Gold jewelry prices reached an all-time high on March 11 and stayed there since. Yet the week that followed was one where premiums actually subsided, going to $15-$25 from $20-$36 a week prior. It’s an effort by dealers to avoid a situation where every buyer is a tourist or someone similarly unconcerned with price levels.

It’s telling that, despite premiums being what they are, we keep hearing about investors in China somehow doubling down on their fondness of gold. The latest report details how China’s younger investors are turning to one-gram gold beans as an affordable form of gold bullion investment. (Over a year ago, younger investors in the U.S. did something similar.) Despite steep premiums (as a percentage over spot price) for smaller weights of bullion, investors can’t get enough gold.

Western gold investors can learn a thing or two from their Chinese or Indian counterparts. In either of those countries, buying gold is a long-term affair. Sometimes they buy for themselves, as a safe haven store of value. Other times they’re buying gifts for festive occasions – but for the same reason. Why do newlyweds want appliances and sets of porcelain dishes? Fashions and tastes come and go, but the value represented by real physical gold bullion lasts and lasts. Gold is intended to be held for one’s entire life (barring catastrophes) and, if possible, passed down to the next generation.

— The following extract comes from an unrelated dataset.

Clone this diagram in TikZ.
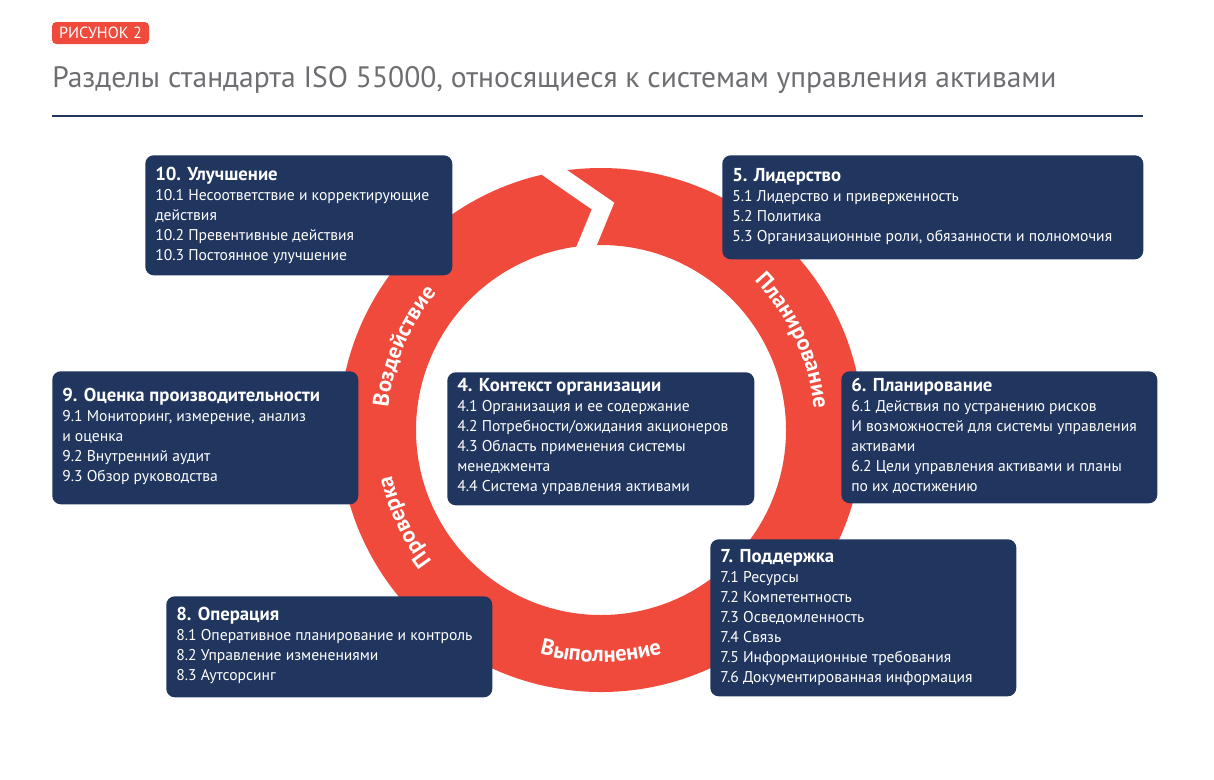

Such an investment approach has left Indian households with a lot of gold and is now ensuring that the frivolous spending urges of China’s youth are directed to a store value. For all the difficulties jewelers have recently faced in Asia, they still enjoy a base of customers who mostly buy regardless of price. They buy little by little, occasion by occasion. Over time, it adds up.

Sound gold investment is approached with a long-term perspective, and gold has never disappointed with that one. There’s a lot to be said for an investment you can turn into a legacy for your heirs with the confidence that, even if everyone has their own flying car to take weekend trips to Mars, gold and silver will still be prized and valued assets.